Today’s news that Andrew Mountbatten-Windsor — the man formerly known as Prince Andrew — was arrested at his Sandringham home on February 19, 2026, on suspicion of misconduct in public office tied to the Jeffrey Epstein files should wake every freedom-loving citizen up. This isn’t gossip; police have opened an active investigation into whether a former senior royal abused his office by sharing sensitive information with a convicted predator.
Photographs of unmarked police cars at Wood Farm and searches at addresses in Berkshire and Norfolk make it clear this is a serious, live law-enforcement operation rather than a press stunt, and the former duke was released under investigation after being questioned. The fact the arrest happened on his 66th birthday only underscores how long these allegations have been left to fester without real transparency.

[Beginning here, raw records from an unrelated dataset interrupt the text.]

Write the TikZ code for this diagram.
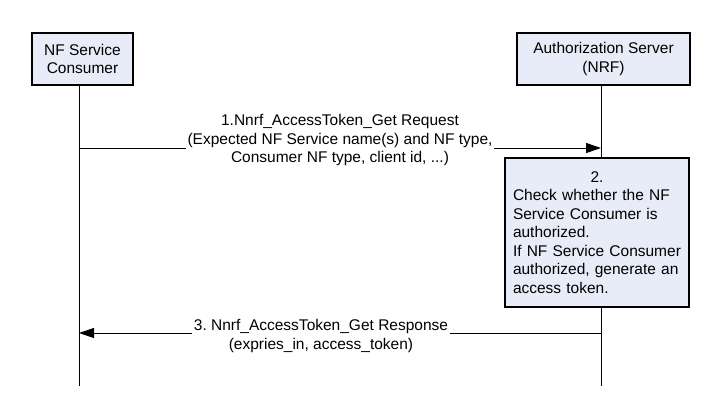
\documentclass[tikz,border=0pt]{standalone}
\usepackage{fontspec}
\setmainfont{Liberation Sans}
\usetikzlibrary{positioning, arrows.meta}
\definecolor{boxfill}{RGB}{232,236,248}
\frenchspacing
\tikzset{%
	party/.style = {rectangle, draw, line width = 1.5pt, fill = boxfill, align = center, minimum height = 52pt},
	checkbox/.style = {rectangle, draw, line width = 1.5pt, fill = boxfill, align = left, text width = 168pt, minimum width = 184pt, minimum height = 149pt, inner sep = 8pt},
	life/.style = {line width = 1pt},
	msg/.style = {line width = 1pt, -{Triangle[length = 15pt, width = 10pt]}},
	lbl/.style = {fill = white, align = center, inner sep = 1.5pt}
}

\begin{document}
\begin{tikzpicture}[x = 1pt, y = -1pt, font = \fontsize{15.5}{18.5}\selectfont]
			\useasboundingbox (0,0) rectangle (718,410);
			% lifeline ends
			\coordinate (cEnd) at (79,386);
			\coordinate (sEnd) at (601,386);
			\coordinate (c1) at (79,148);
			\coordinate (s1) at (601,148);
			\coordinate (c3) at (79,333);
			\coordinate (s3) at (601,333);
			\node [party, minimum width = 101pt] (cons) at (82.5,59) {NF Service\\Consumer};
			\node [party, minimum width = 173pt] (nrf) at (603.5,59) {Authorization Server\\(NRF)};
			\draw [life] (cEnd |- cons.south) -- (cEnd);
			\draw [life] (sEnd |- nrf.south) -- (sEnd);
			% messages
			\draw [msg] (c1) -- (s1);
			\draw [msg] (s3) -- (c3);
			\node [lbl] (req) at (340,140) {1.Nnrf\_AccessToken\_Get Request\\(Expected NF Service name(s) and NF type,\\Consumer NF type, client id, ...)};
			\node [lbl] (resp) at (321,336) {3. Nnrf\_AccessToken\_Get Response\\(expries\_in, access\_token)};
			\node [checkbox] (check) at (597,232.5) {\makebox[168pt]{2.}\\Check whether the NF\\Service Consumer is\\authorized.\\If NF Service Consumer\\authorized, generate an\\access token.};
			\end{tikzpicture}
\end{document}
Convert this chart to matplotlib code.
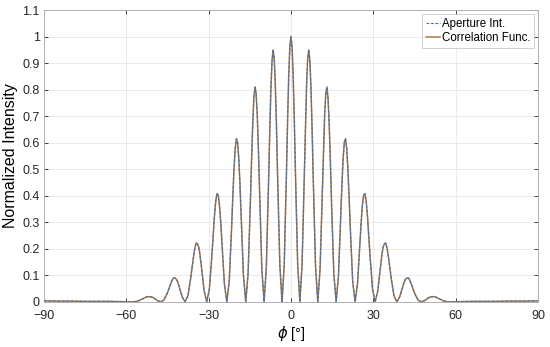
import matplotlib
matplotlib.use("Agg")
import matplotlib.pyplot as plt

# angle samples [deg] (zeros, peaks and flanks of each fringe)
phi_deg = [
    -90, -85, -80, -75, -70, -66, -62,
    -58.27, -56.75, -55.30, -54.60, -53.90, -53.22, -52.54, -51.89, -51.23, -50.59, -49.95, -48.70,
    -47.49, -46.30, -45.13, -44.56, -43.99, -43.43, -42.87, -42.33, -41.78, -41.24, -40.70, -39.63,
    -38.59, -37.55, -36.54, -36.04, -35.53, -35.04, -34.54, -34.05, -33.56, -33.08, -32.59, -31.63,
    -30.68, -29.74, -28.81, -28.35, -27.89, -27.43, -26.97, -26.52, -26.07, -25.62, -25.17, -24.27,
    -23.38, -22.50, -21.63, -21.20, -20.76, -20.33, -19.89, -19.46, -19.03, -18.60, -18.17, -17.32,
    -16.47, -15.62, -14.78, -14.36, -13.94, -13.53, -13.11, -12.70, -12.28, -11.87, -11.45, -10.62,
    -9.79, -8.97, -8.15, -7.74, -7.33, -6.92, -6.51, -6.10, -5.69, -5.28, -4.88, -4.06,
    -3.25, -2.44, -1.62, -1.22, -0.81, -0.41,
    0,
    0.41, 0.81, 1.22, 1.62, 2.44, 3.25,
    4.06, 4.88, 5.28, 5.69, 6.10, 6.51, 6.92, 7.33, 7.74, 8.15, 8.97, 9.79,
    10.62, 11.45, 11.87, 12.28, 12.70, 13.11, 13.53, 13.94, 14.36, 14.78, 15.62, 16.47,
    17.32, 18.17, 18.60, 19.03, 19.46, 19.89, 20.33, 20.76, 21.20, 21.63, 22.50, 23.38,
    24.27, 25.17, 25.62, 26.07, 26.52, 26.97, 27.43, 27.89, 28.35, 28.81, 29.74, 30.68,
    31.63, 32.59, 33.08, 33.56, 34.05, 34.54, 35.04, 35.53, 36.04, 36.54, 37.55, 38.59,
    39.63, 40.70, 41.24, 41.78, 42.33, 42.87, 43.43, 43.99, 44.56, 45.13, 46.30, 47.49,
    48.70, 49.95, 50.59, 51.23, 51.89, 52.54, 53.22, 53.90, 54.60, 55.30, 56.75, 58.27,
    62, 66, 70, 75, 80, 85, 90,
]

aperture_int = [
    0.004, 0.003, 0.003, 0.002, 0.002, 0.002, 0.001,
    0, 0.001, 0.005, 0.009, 0.012, 0.016, 0.019, 0.020, 0.019, 0.018, 0.014, 0.005,
    0, 0.007, 0.031, 0.047, 0.063, 0.079, 0.090, 0.090, 0.086, 0.074, 0.056, 0.019,
    0, 0.023, 0.089, 0.130, 0.169, 0.202, 0.222, 0.219, 0.205, 0.172, 0.129, 0.041,
    0, 0.048, 0.175, 0.252, 0.323, 0.378, 0.408, 0.403, 0.367, 0.305, 0.226, 0.070,
    0, 0.077, 0.278, 0.394, 0.499, 0.577, 0.615, 0.602, 0.543, 0.448, 0.329, 0.100,
    0, 0.107, 0.378, 0.532, 0.668, 0.766, 0.81, 0.787, 0.705, 0.577, 0.421, 0.126,
    0, 0.131, 0.456, 0.637, 0.795, 0.905, 0.95, 0.917, 0.816, 0.663, 0.481, 0.142,
    0, 0.144, 0.495, 0.685, 0.852, 0.961,
    1.0,
    0.961, 0.852, 0.685, 0.495, 0.144, 0,
    0.142, 0.481, 0.663, 0.816, 0.917, 0.95, 0.905, 0.795, 0.637, 0.456, 0.131, 0,
    0.126, 0.421, 0.577, 0.705, 0.787, 0.81, 0.766, 0.668, 0.532, 0.378, 0.107, 0,
    0.100, 0.329, 0.448, 0.543, 0.602, 0.615, 0.577, 0.499, 0.394, 0.278, 0.077, 0,
    0.070, 0.226, 0.305, 0.367, 0.403, 0.408, 0.378, 0.323, 0.252, 0.175, 0.048, 0,
    0.041, 0.129, 0.172, 0.205, 0.219, 0.222, 0.202, 0.169, 0.130, 0.089, 0.023, 0,
    0.019, 0.056, 0.074, 0.086, 0.090, 0.090, 0.079, 0.063, 0.047, 0.031, 0.007, 0,
    0.005, 0.014, 0.018, 0.019, 0.020, 0.019, 0.016, 0.012, 0.009, 0.005, 0.001, 0,
    0.001, 0.002, 0.002, 0.002, 0.003, 0.003, 0.004,
]

# the correlation curve lies on top of the aperture curve everywhere
correlation_func = list(aperture_int)

x_ticks = [-90, -60, -30, 0, 30, 60, 90]
y_ticks = [0, 0.1, 0.2, 0.3, 0.4, 0.5, 0.6, 0.7, 0.8, 0.9, 1.0, 1.1]
y_labels = ["0", "0.1", "0.2", "0.3", "0.4", "0.5", "0.6", "0.7", "0.8", "0.9", "1", "1.1"]

plt.rcParams["font.family"] = ["Liberation Sans", "DejaVu Sans"]

fig = plt.figure(figsize=(5.5, 3.47), dpi=100)
ax = fig.add_axes([0.080, 0.130, 0.898, 0.841])

l2, = ax.plot(phi_deg, correlation_func, color="#a8784a", lw=1.1, zorder=2,
              label="Correlation Func.")
l1, = ax.plot(phi_deg, aperture_int, color="#4a70a0", lw=0.8, ls=(0, (2.5, 1.5)),
              zorder=3, label="Aperture Int.")

ax.set_xlim(-90, 90)
ax.set_ylim(0, 1.1)
ax.set_xticks(x_ticks)
ax.set_xticklabels([f"{t}".replace("-", "\u2212") for t in x_ticks])
ax.set_yticks(y_ticks)
ax.set_yticklabels(y_labels)
ax.tick_params(direction="in", length=3, width=0.6, labelsize=9, colors="#262626",
               top=True, right=True)
ax.tick_params(axis="x", pad=6)
ax.tick_params(axis="y", pad=3)
ax.grid(True, color="#e6e6e6", lw=0.6)
ax.set_axisbelow(True)
for s in ax.spines.values():
    s.set_color("#b0b0b0")
    s.set_linewidth(0.7)

ax.set_xlabel(r"$\phi$ [°]", fontsize=10.5, labelpad=1)
ax.set_ylabel("Normalized Intensity", fontsize=11.5, labelpad=3)

leg = ax.legend(handles=[l1, l2], loc="upper right", fontsize=8.3, frameon=True,
                fancybox=False, borderaxespad=0.3, handlelength=1.2,
                handletextpad=0.15, borderpad=0.35, labelspacing=0.25)
leg.get_frame().set_edgecolor("#bdbdbd")
leg.get_frame().set_linewidth(0.6)

fig.savefig("out.png", dpi=100)
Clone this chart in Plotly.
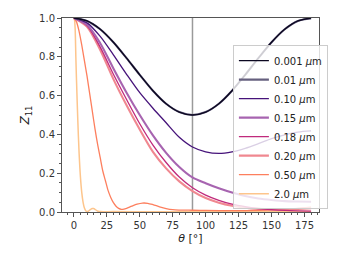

Reports say the probe was triggered after new material from the massive cache of Epstein-related documents surfaced, including emails that appear to show the former royal forwarding government briefings and reports to Epstein associates. If a man who represented Britain on the world stage was passing confidential briefs to a sex offender’s circle, that crosses a line from moral failing to national-security risk.
So spare us the tired calls for patience while opaque institutions shuffle papers. Americans and Britons alike deserve answers: who else knew, who else benefited, and why are the names of Epstein’s real clients still cloaked in secrecy after years of leaks and litigation? The real scandal here isn’t that one man was questioned — it’s the culture of cover-up that protects the powerful and buries inconvenient facts.
Even across the Atlantic there are blunt voices saying this could be the tip of the iceberg and that political leaders will be forced to account for how this was handled — and rightly so. When commentators warn that the fallout could reach the highest levels of government, that’s not melodrama; it’s the predictable result of elites shielding elites while the public gets fed half-truths and delays.
Patriots don’t demand witch hunts; we demand the rule of law applied equally and transparently. If investigations into Epstein’s network finally begin to pull at threads that lead to establishment figures, good — let the light shine in, let institutions be tested, and let accountability follow. Hardworking people on both sides of the Atlantic deserve the truth, not more polite silence from those who acted like they were above it.